Once dower becomes consummate, the surviving spouse holds a life estate and must treat the property accordingly. A life estate holder cannot destroy or substantially devalue the property. This prohibition is known as the doctrine of waste. The dower holder must keep up with ordinary maintenance and repairs, and cannot let the property deteriorate in ways that would permanently harm its value for the heirs who will inherit it after the dower holder dies.
If a dower holder does commit waste, the remaindermen (the people who inherit the property next) can bring a lawsuit to recover damages or obtain a court order requiring repairs. This is where dower disputes most commonly end up in litigation: a surviving spouse who neglects a property, or strips it of fixtures and timber, may face legal action from the deceased spouse’s children or other heirs who stand to inherit the land.

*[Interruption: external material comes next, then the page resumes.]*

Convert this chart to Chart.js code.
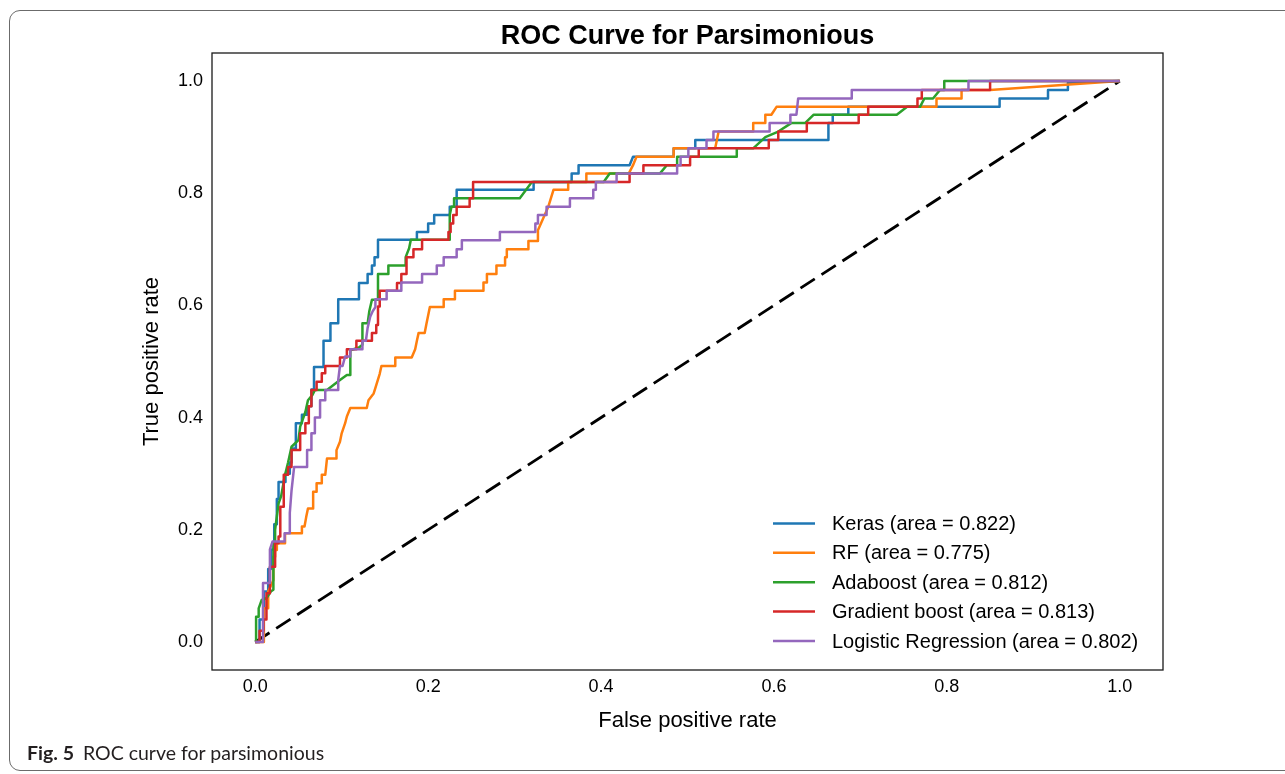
<!DOCTYPE html>
<html>
<head>
<meta charset="utf-8">
<script src="https://cdn.jsdelivr.net/npm/chart.js@4.4.1/dist/chart.umd.min.js"></script>
<style>
  html, body { margin: 0; padding: 0; background: #fff; }
  #wrap { position: relative; width: 1285px; height: 774px; overflow: hidden; }
  #rocChart { position: absolute; left: 0; top: 0; }
  .frame {
    position: absolute; left: 9px; top: 10px; width: 1320px; height: 759px;
    border: 1.5px solid #6b6b6b; border-radius: 11px; pointer-events: none;
  }
  .caption {
    position: absolute; left: 27px; top: 743px; line-height: 1;
    font-family: Lato, "Open Sans", sans-serif; font-size: 19.5px; color: #231f20;
  }
  .caption b { margin-right: 9px; }
</style>
</head>
<body>
<div id="wrap">
  <canvas id="rocChart" width="1285" height="774"></canvas>
  <div class="frame"></div>
  <div class="caption"><b>Fig. 5</b>ROC curve for parsimonious</div>
</div>
<script>
// ROC points: [false positive rate, true positive rate]
const kerasRoc = [
  [0,0],[0.005,0],[0.005,0.04],[0.01,0.04],[0.01,0.09],[0.015,0.09],[0.015,0.13],[0.018,0.13],
  [0.018,0.165],[0.022,0.165],[0.022,0.21],[0.025,0.21],[0.025,0.255],[0.027,0.255],[0.027,0.285],
  [0.035,0.285],[0.035,0.30],[0.04,0.30],[0.04,0.32],[0.042,0.32],[0.042,0.345],[0.047,0.345],
  [0.047,0.39],[0.054,0.39],[0.054,0.405],[0.06,0.405],[0.06,0.42],[0.065,0.42],[0.065,0.45],
  [0.068,0.45],[0.068,0.49],[0.079,0.49],[0.079,0.537],[0.087,0.537],[0.087,0.568],[0.096,0.568],
  [0.096,0.611],[0.12,0.611],[0.12,0.64],[0.13,0.64],[0.13,0.656],[0.135,0.656],[0.135,0.671],
  [0.138,0.671],[0.138,0.686],[0.142,0.686],[0.142,0.717],[0.187,0.717],[0.187,0.731],[0.2,0.731],
  [0.2,0.746],[0.207,0.746],[0.207,0.761],[0.225,0.761],[0.225,0.776],[0.233,0.776],[0.233,0.806],
  [0.322,0.806],[0.322,0.82],[0.366,0.82],[0.366,0.835],[0.374,0.835],[0.374,0.85],[0.433,0.85],
  [0.437,0.865],[0.484,0.865],[0.484,0.88],[0.509,0.88],[0.509,0.895],[0.663,0.895],[0.663,0.925],
  [0.668,0.925],[0.668,0.94],[0.686,0.94],[0.686,0.954],[0.861,0.954],[0.861,0.969],[0.917,0.969],
  [0.917,0.984],[0.94,0.984],[0.94,0.997],[1,1]
];
const rfRoc = [
  [0,0],[0.01,0],[0.01,0.06],[0.015,0.06],[0.015,0.09],[0.021,0.11],[0.021,0.152],[0.023,0.152],
  [0.023,0.164],[0.025,0.164],[0.025,0.176],[0.0345,0.176],[0.0345,0.194],[0.054,0.194],[0.054,0.206],
  [0.057,0.206],[0.059,0.223],[0.061,0.238],[0.067,0.238],[0.067,0.268],[0.071,0.268],[0.071,0.283],
  [0.077,0.283],[0.077,0.298],[0.081,0.298],[0.083,0.327],[0.094,0.327],[0.094,0.342],[0.098,0.357],
  [0.1,0.372],[0.104,0.39],[0.106,0.402],[0.11,0.417],[0.129,0.417],[0.131,0.431],[0.137,0.443],
  [0.14,0.458],[0.144,0.478],[0.146,0.492],[0.162,0.492],[0.162,0.507],[0.181,0.507],[0.185,0.522],
  [0.187,0.537],[0.189,0.551],[0.196,0.551],[0.198,0.567],[0.2,0.582],[0.202,0.597],[0.218,0.597],
  [0.218,0.611],[0.231,0.611],[0.231,0.626],[0.264,0.626],[0.264,0.641],[0.268,0.641],[0.268,0.656],
  [0.279,0.656],[0.279,0.671],[0.289,0.671],[0.289,0.686],[0.291,0.686],[0.291,0.70],[0.316,0.70],
  [0.316,0.715],[0.326,0.715],[0.327,0.734],[0.339,0.776],[0.345,0.806],[0.362,0.806],[0.362,0.82],
  [0.383,0.82],[0.383,0.835],[0.432,0.835],[0.437,0.85],[0.441,0.865],[0.484,0.865],[0.484,0.88],
  [0.532,0.88],[0.534,0.895],[0.536,0.91],[0.576,0.91],[0.576,0.925],[0.59,0.925],[0.59,0.94],
  [0.597,0.94],[0.603,0.954],[0.788,0.954],[0.788,0.969],[0.817,0.969],[0.817,0.984],[0.85,0.984],[1,1]
];
const adaRoc = [
  [0,0],[0.001,0],[0.001,0.045],[0.004,0.045],[0.004,0.06],[0.0075,0.075],[0.013,0.078],[0.018,0.09],
  [0.021,0.093],[0.021,0.176],[0.023,0.176],[0.023,0.2],[0.027,0.247],[0.03,0.26],[0.034,0.295],
  [0.038,0.32],[0.042,0.348],[0.05,0.36],[0.052,0.384],[0.058,0.41],[0.061,0.431],[0.066,0.44],
  [0.069,0.449],[0.083,0.449],[0.098,0.467],[0.106,0.476],[0.11,0.476],[0.11,0.52],[0.12,0.525],
  [0.124,0.53],[0.124,0.568],[0.13,0.568],[0.132,0.59],[0.135,0.61],[0.142,0.61],[0.142,0.656],
  [0.154,0.656],[0.154,0.671],[0.174,0.671],[0.174,0.686],[0.178,0.702],[0.18,0.717],[0.225,0.717],
  [0.225,0.761],[0.227,0.776],[0.23,0.776],[0.23,0.791],[0.306,0.791],[0.32,0.82],[0.403,0.82],
  [0.41,0.835],[0.468,0.835],[0.476,0.85],[0.488,0.85],[0.488,0.865],[0.557,0.865],[0.557,0.88],
  [0.576,0.88],[0.59,0.9],[0.605,0.91],[0.62,0.925],[0.636,0.925],[0.646,0.94],[0.742,0.94],
  [0.754,0.954],[0.769,0.954],[0.774,0.969],[0.784,0.969],[0.792,0.984],[0.797,0.984],[0.797,1],[1,1]
];
const gbRoc = [
  [0,0],[0.005,0],[0.005,0.02],[0.0095,0.02],[0.0095,0.04],[0.013,0.04],[0.013,0.087],[0.017,0.087],
  [0.017,0.134],[0.023,0.134],[0.023,0.176],[0.027,0.176],[0.027,0.188],[0.029,0.188],[0.029,0.241],
  [0.033,0.241],[0.033,0.298],[0.038,0.298],[0.038,0.312],[0.042,0.312],[0.042,0.342],[0.052,0.342],
  [0.052,0.372],[0.058,0.372],[0.058,0.39],[0.062,0.39],[0.062,0.42],[0.065,0.42],[0.065,0.449],
  [0.071,0.449],[0.071,0.464],[0.077,0.464],[0.077,0.479],[0.081,0.479],[0.081,0.492],[0.098,0.492],
  [0.098,0.507],[0.106,0.507],[0.106,0.522],[0.117,0.522],[0.117,0.537],[0.135,0.537],[0.135,0.551],
  [0.14,0.551],[0.14,0.565],[0.142,0.565],[0.142,0.598],[0.144,0.598],[0.144,0.61],[0.144,0.626],
  [0.164,0.626],[0.164,0.64],[0.169,0.64],[0.169,0.656],[0.175,0.656],[0.175,0.686],[0.183,0.686],
  [0.183,0.70],[0.193,0.70],[0.193,0.717],[0.2235,0.717],[0.2235,0.731],[0.226,0.731],[0.226,0.746],
  [0.229,0.746],[0.229,0.761],[0.233,0.761],[0.233,0.776],[0.248,0.776],[0.248,0.791],[0.252,0.791],
  [0.252,0.82],[0.433,0.82],[0.433,0.835],[0.449,0.835],[0.449,0.85],[0.503,0.85],[0.503,0.865],
  [0.513,0.865],[0.513,0.88],[0.594,0.88],[0.594,0.895],[0.605,0.895],[0.605,0.91],[0.638,0.91],
  [0.638,0.925],[0.698,0.925],[0.698,0.94],[0.709,0.94],[0.709,0.954],[0.766,0.954],[0.766,0.969],
  [0.771,0.969],[0.771,0.984],[0.85,0.984],[0.85,1],[1,1]
];
const lrRoc = [
  [0,0],[0.009,0],[0.009,0.105],[0.017,0.105],[0.017,0.165],[0.02,0.179],[0.034,0.179],[0.034,0.194],
  [0.04,0.194],[0.04,0.23],[0.042,0.27],[0.045,0.312],[0.06,0.312],[0.06,0.342],[0.065,0.342],
  [0.065,0.372],[0.069,0.372],[0.069,0.4],[0.075,0.4],[0.075,0.431],[0.081,0.431],[0.081,0.449],
  [0.096,0.449],[0.096,0.467],[0.098,0.492],[0.101,0.492],[0.104,0.509],[0.11,0.509],[0.11,0.522],
  [0.124,0.522],[0.124,0.537],[0.128,0.537],[0.13,0.56],[0.133,0.58],[0.136,0.59],[0.139,0.597],
  [0.139,0.611],[0.152,0.611],[0.152,0.626],[0.169,0.626],[0.169,0.641],[0.193,0.641],[0.193,0.656],
  [0.21,0.656],[0.21,0.671],[0.218,0.671],[0.218,0.686],[0.233,0.686],[0.233,0.70],[0.239,0.70],
  [0.239,0.716],[0.283,0.716],[0.283,0.731],[0.324,0.731],[0.324,0.746],[0.327,0.746],[0.327,0.761],
  [0.337,0.761],[0.337,0.776],[0.364,0.776],[0.364,0.791],[0.391,0.791],[0.391,0.806],[0.394,0.806],
  [0.394,0.82],[0.418,0.82],[0.418,0.835],[0.488,0.835],[0.488,0.85],[0.492,0.85],[0.492,0.865],
  [0.501,0.865],[0.501,0.88],[0.522,0.88],[0.522,0.895],[0.53,0.895],[0.53,0.91],[0.595,0.91],
  [0.595,0.925],[0.619,0.925],[0.619,0.94],[0.626,0.94],[0.628,0.969],[0.69,0.969],[0.69,0.984],
  [0.825,0.984],[0.825,1],[1,1]
];
const chanceLine = [[0,0],[1,1]];

const modelNames = ['Keras', 'RF', 'Adaboost', 'Gradient boost', 'Logistic Regression'];
const aucValues = [0.822, 0.775, 0.812, 0.813, 0.802];
const modelCurves = [kerasRoc, rfRoc, adaRoc, gbRoc, lrRoc];
const modelColors = ['#1f77b4', '#ff7f0e', '#2ca02c', '#d62728', '#9467bd'];
const tickValues = [0, 0.2, 0.4, 0.6, 0.8, 1.0];
const chartTitle = 'ROC Curve for Parsimonious';

const FONT = '"Liberation Sans", Arial, sans-serif';
const toPoints = pts => pts.map(([x, y]) => ({ x, y }));

const datasets = modelCurves.map((curve, i) => ({
  label: `${modelNames[i]} (area = ${aucValues[i].toFixed(3)})`,
  data: toPoints(curve),
  borderColor: modelColors[i],
  borderWidth: 2.5,
  borderJoinStyle: 'round',
  showLine: true,
  pointRadius: 0,
  order: modelCurves.length - 1 - i   // later series on top, like matplotlib
}));
datasets.push({
  label: 'chance',
  data: toPoints(chanceLine),
  borderColor: '#000',
  borderWidth: 2.8,
  borderDash: [17, 8],
  showLine: true,
  pointRadius: 0,
  order: 10
});

// title centred over the axes, box around the axes, legend in the lower right corner
const axesBoxPlugin = {
  id: 'axesBoxPlugin',
  afterDraw(chart) {
    const { ctx, chartArea: { left, top, right, bottom } } = chart;
    ctx.save();
    ctx.strokeStyle = '#1a1a1a';
    ctx.lineWidth = 1.3;
    ctx.strokeRect(left, top, right - left, bottom - top);

    ctx.fillStyle = '#000';
    ctx.font = `bold 27px ${FONT}`;
    ctx.textAlign = 'center';
    ctx.textBaseline = 'middle';
    ctx.fillText(chartTitle, (left + right) / 2, top - 16);

    ctx.font = `20px ${FONT}`;
    ctx.textAlign = 'left';
    const n = modelNames.length;
    for (let i = 0; i < n; i++) {
      const ds = chart.data.datasets[i];
      const y = bottom - 29 - (n - 1 - i) * 29.4;
      ctx.beginPath();
      ctx.moveTo(right - 390, y);
      ctx.lineTo(right - 348, y);
      ctx.strokeStyle = ds.borderColor;
      ctx.lineWidth = 2.5;
      ctx.stroke();
      ctx.fillStyle = '#000';
      ctx.fillText(ds.label, right - 331, y + 1);
    }
    ctx.restore();
  }
};

const ctx = document.getElementById('rocChart').getContext('2d');
new Chart(ctx, {
  type: 'scatter',
  data: { datasets },
  options: {
    responsive: false,
    animation: false,
    layout: { padding: { left: 0, right: 122, top: 53, bottom: 0 } },
    plugins: {
      legend: { display: false },
      tooltip: { enabled: false },
      title: { display: false }
    },
    scales: {
      x: {
        type: 'linear',
        min: -0.05,
        max: 1.05,
        afterBuildTicks: scale => { scale.ticks = tickValues.map(v => ({ value: v })); },
        afterFit: scale => { scale.height = 104; },
        grid: { display: false, drawTicks: false },
        border: { display: false },
        ticks: {
          padding: 6,
          color: '#000',
          font: { family: FONT, size: 18 },
          maxRotation: 0,
          callback: v => v.toFixed(1)
        },
        title: {
          display: true,
          text: 'False positive rate',
          color: '#000',
          font: { family: FONT, size: 22 },
          padding: { top: 0, bottom: 40 }
        }
      },
      y: {
        type: 'linear',
        min: -0.05,
        max: 1.05,
        afterBuildTicks: scale => { scale.ticks = tickValues.map(v => ({ value: v })); },
        afterFit: scale => { scale.width = 212; },
        grid: { display: false, drawTicks: false },
        border: { display: false },
        ticks: {
          padding: 9,
          color: '#000',
          font: { family: FONT, size: 18 },
          callback: v => v.toFixed(1)
        },
        title: {
          display: true,
          text: 'True positive rate',
          color: '#000',
          font: { family: FONT, size: 22 },
          padding: { top: 139, bottom: 0 }
        }
      }
    }
  },
  plugins: [axesBoxPlugin]
});
</script>
</body>
</html>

When a dower interest needs to be bought out, divided in a settlement, or accounted for in an estate, the value is calculated using actuarial tables that estimate the remaining life expectancy of the dower holder. The IRS publishes tables under Section 7520 of the Internal Revenue Code that are commonly used for this purpose. The applicable interest rate fluctuates monthly; for early 2026, the Section 7520 rate has ranged between 4.6% and 4.8%. 1Internal Revenue Service. Section 7520 Interest Rates A younger surviving spouse’s dower interest is worth more because the life estate is expected to last longer, while an older spouse’s interest is discounted more heavily.
In foreclosure situations, courts may use the property’s sale price as its fair market value and then apply actuarial tables to determine what portion of the proceeds belongs to the dower holder. Getting this calculation right matters: undervaluing a dower interest can expose the buyer or lender to future claims, while overvaluing it can shortchange the estate’s other beneficiaries.